It was the world’s worst offshore oil spill: 5m barrels spewing from the BP-run Deepwater Horizon rig into the Gulf of Mexico, killing 11 people, marine life and devastating hundreds of miles of coastline. From a Cessna floatplane 3,000ft above the Louisiana coastline, photographer Daniel Beltrá captured the carnage. It was only from this height, he said, that the magnitude of the spill – and the futility of the clean-up operation – became apparent. “It was like trying to clean an Olympic pool full of oil while sitting on the side using Q-tips.”

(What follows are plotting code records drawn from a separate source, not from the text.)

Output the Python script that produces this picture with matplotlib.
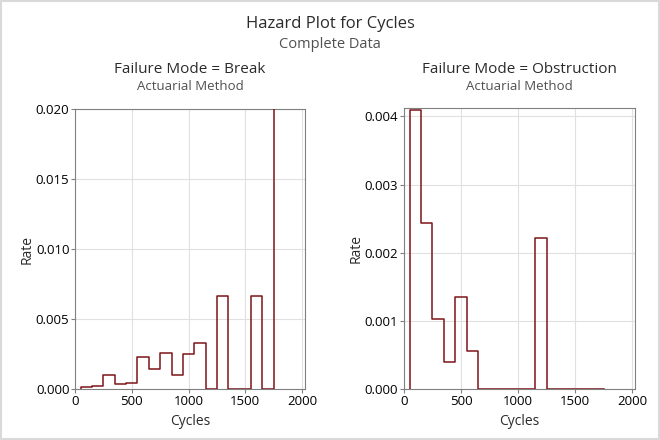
import matplotlib.pyplot as plt
from matplotlib.patches import Rectangle

plt.rcParams['font.family'] = ['Open Sans', 'DejaVu Sans']

# interval edges (cycles) and actuarial hazard rates
edges = [50, 150, 250, 350, 450, 550, 650, 750, 850, 950, 1050, 1150,
         1250, 1350, 1450, 1550, 1650, 1750]
break_rate = [0.00017, 0.0002, 0.001, 0.00036, 0.00043, 0.00229, 0.00143,
              0.00257, 0.00098, 0.0025, 0.00329, 0.0, 0.00664, 0.0, 0.0,
              0.00664, 0.0]
obstr_rate = [0.0041, 0.00243, 0.00103, 0.0004, 0.00135, 0.00056, 0.0, 0.0,
              0.0, 0.0, 0.0, 0.00222, 0.0, 0.0, 0.0, 0.0, 0.0]

line_col = '#7d1518'
spine_col = '#808080'
grid_col = '#e0e0e0'
text_col = '#2b2b2b'

fig = plt.figure(figsize=(6.6, 4.4), dpi=100)
fig.patches.append(Rectangle((0.002, 0.002), 0.996, 0.996, transform=fig.transFigure,
                             fill=False, edgecolor='#d9d9d9', linewidth=1.5))

fig.text(0.5, 0.945, 'Hazard Plot for Cycles', ha='center', va='center',
         fontsize=12, color=text_col)
fig.text(0.5, 0.900, 'Complete Data', ha='center', va='center',
         fontsize=10.5, color='#505050')

ax1 = fig.add_axes([0.1136, 0.116, 0.3485, 0.636])
ax2 = fig.add_axes([0.612, 0.116, 0.350, 0.638])

panels = [
    (ax1, 'Break', break_rate, (0, 0.020), [0, 0.005, 0.010, 0.015, 0.020]),
    (ax2, 'Obstruction', obstr_rate, (0, 0.00412), [0, 0.001, 0.002, 0.003, 0.004]),
]

for ax, mode, rate, ylim, yticks in panels:
    xs = [edges[0]]
    ys = [0]
    for i, r in enumerate(rate):
        xs += [edges[i], edges[i + 1]]
        ys += [r, r]
    xs.append(edges[-1])
    if mode == 'Break':
        ys.append(1.0)  # last interval rate runs off the scale
    else:
        ys.append(0)
    ax.plot(xs, ys, color=line_col, linewidth=1.1, zorder=3)

    ax.set_xlim(0, 2025)
    ax.set_ylim(*ylim)
    ax.set_xticks([0, 500, 1000, 1500, 2000])
    ax.set_yticks(yticks)
    ax.set_yticklabels(['%.3f' % v for v in yticks])
    ax.grid(True, color=grid_col, linewidth=0.8)
    ax.set_axisbelow(True)
    for s in ax.spines.values():
        s.set_color(spine_col)
    ax.tick_params(colors=spine_col, labelcolor='black', labelsize=9.5,
                   length=3, pad=1)
    ax.set_xlabel('Cycles', fontsize=10, color=text_col, labelpad=5)
    ax.set_ylabel('Rate', fontsize=10, color=text_col, labelpad=1)

    pos = ax.get_position()
    cx = pos.x0 + pos.width / 2
    fig.text(cx, 0.842, 'Failure Mode = ' + mode, ha='center', va='center',
             fontsize=11, color=text_col)
    fig.text(cx, 0.804, 'Actuarial Method', ha='center', va='center',
             fontsize=9.5, color='#505050')

fig.savefig('out.png', dpi=100)
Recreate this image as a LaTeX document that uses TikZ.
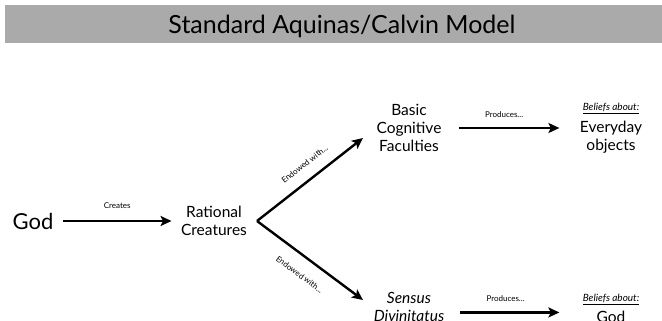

An environmental specialist who often works for Greenpeace, Beltrá prefers aerial photography, because it offers a humbling perspective, shrinking the scale of the planet to more human proportions and thereby revealing its fragility. This lofty viewpoint often shows the beauty of the natural world: in the case of a disaster, though, that can be unsettling. Here, the surface of the ocean is marbled with spectacular, iridescent blue and flashes of orange that resemble molten rock, and the rig, at first glance, might be a Hindu temple.
In the two years since the wellhead was sealed, the fallout has continued. BP has embarked on a selling spree of oilfields and refineries in an attempt to raise funds for the clean-up bill – estimated at $38bn. The company is working towards a settlement with the US government, with both sides trying to establish how much damage was done, and how much BP should pay.
The environment is counting the cost, too. Most recently, waves caused by Hurricane Isaac in August dumped oil from the spill on two Louisiana beaches. Beltrá, meanwhile, is documenting low levels of sea ice in the Arctic. He is one photographer unlikely to be out of work any time soon.